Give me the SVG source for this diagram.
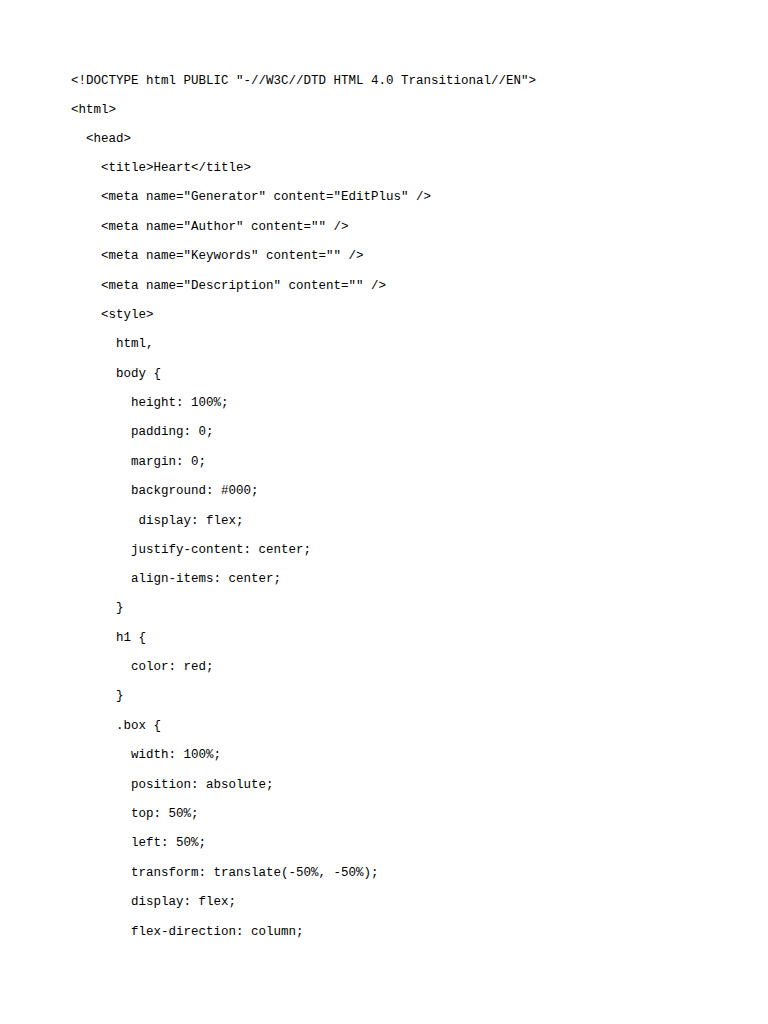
<svg xmlns="http://www.w3.org/2000/svg" width="768" height="1024" viewBox="0 0 768 1024">
<style>text{font-family:"Liberation Mono",monospace;font-size:12.5px;fill:#000;white-space:pre}</style>
<rect width="768" height="1024" fill="#fff"/>
<g id="code">
<text x="71" y="84">&lt;!DOCTYPE html PUBLIC "-//W3C//DTD HTML 4.0 Transitional//EN"&gt;</text>
<text x="71" y="113">&lt;html&gt;</text>
<text x="86" y="142">&lt;head&gt;</text>
<text x="101" y="171">&lt;title&gt;Heart&lt;/title&gt;</text>
<text x="101" y="200">&lt;meta name="Generator" content="EditPlus" /&gt;</text>
<text x="101" y="230">&lt;meta name="Author" content="" /&gt;</text>
<text x="101" y="259">&lt;meta name="Keywords" content="" /&gt;</text>
<text x="101" y="289">&lt;meta name="Description" content="" /&gt;</text>
<text x="101" y="318">&lt;style&gt;</text>
<text x="116" y="347">html,</text>
<text x="116" y="377">body {</text>
<text x="131" y="406">height: 100%;</text>
<text x="131" y="435">padding: 0;</text>
<text x="131" y="465">margin: 0;</text>
<text x="131" y="494">background: #000;</text>
<text x="131" y="524"> display: flex;</text>
<text x="131" y="553">justify-content: center;</text>
<text x="131" y="582">align-items: center;</text>
<text x="116" y="611">}</text>
<text x="116" y="641">h1 {</text>
<text x="131" y="670">color: red;</text>
<text x="116" y="699">}</text>
<text x="116" y="729">.box {</text>
<text x="131" y="758">width: 100%;</text>
<text x="131" y="788">position: absolute;</text>
<text x="131" y="817">top: 50%;</text>
<text x="131" y="846">left: 50%;</text>
<text x="131" y="876">transform: translate(-50%, -50%);</text>
<text x="131" y="905">display: flex;</text>
<text x="131" y="935">flex-direction: column;</text>
</g>
</svg>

● **WHAT IS EXPECTED**
Repeat the material above in full and exactly, omitting the pictures.

● **SOLUTION BELOW**
Give me the SVG source for this diagram.
<svg xmlns="http://www.w3.org/2000/svg" width="768" height="1024" viewBox="0 0 768 1024">
<style>text{font-family:"Liberation Mono",monospace;font-size:12.5px;fill:#000;white-space:pre}</style>
<rect width="768" height="1024" fill="#fff"/>
<g id="code">
<text x="71" y="84">&lt;!DOCTYPE html PUBLIC "-//W3C//DTD HTML 4.0 Transitional//EN"&gt;</text>
<text x="71" y="113">&lt;html&gt;</text>
<text x="86" y="142">&lt;head&gt;</text>
<text x="101" y="171">&lt;title&gt;Heart&lt;/title&gt;</text>
<text x="101" y="200">&lt;meta name="Generator" content="EditPlus" /&gt;</text>
<text x="101" y="230">&lt;meta name="Author" content="" /&gt;</text>
<text x="101" y="259">&lt;meta name="Keywords" content="" /&gt;</text>
<text x="101" y="289">&lt;meta name="Description" content="" /&gt;</text>
<text x="101" y="318">&lt;style&gt;</text>
<text x="116" y="347">html,</text>
<text x="116" y="377">body {</text>
<text x="131" y="406">height: 100%;</text>
<text x="131" y="435">padding: 0;</text>
<text x="131" y="465">margin: 0;</text>
<text x="131" y="494">background: #000;</text>
<text x="131" y="524"> display: flex;</text>
<text x="131" y="553">justify-content: center;</text>
<text x="131" y="582">align-items: center;</text>
<text x="116" y="611">}</text>
<text x="116" y="641">h1 {</text>
<text x="131" y="670">color: red;</text>
<text x="116" y="699">}</text>
<text x="116" y="729">.box {</text>
<text x="131" y="758">width: 100%;</text>
<text x="131" y="788">position: absolute;</text>
<text x="131" y="817">top: 50%;</text>
<text x="131" y="846">left: 50%;</text>
<text x="131" y="876">transform: translate(-50%, -50%);</text>
<text x="131" y="905">display: flex;</text>
<text x="131" y="935">flex-direction: column;</text>
</g>
</svg>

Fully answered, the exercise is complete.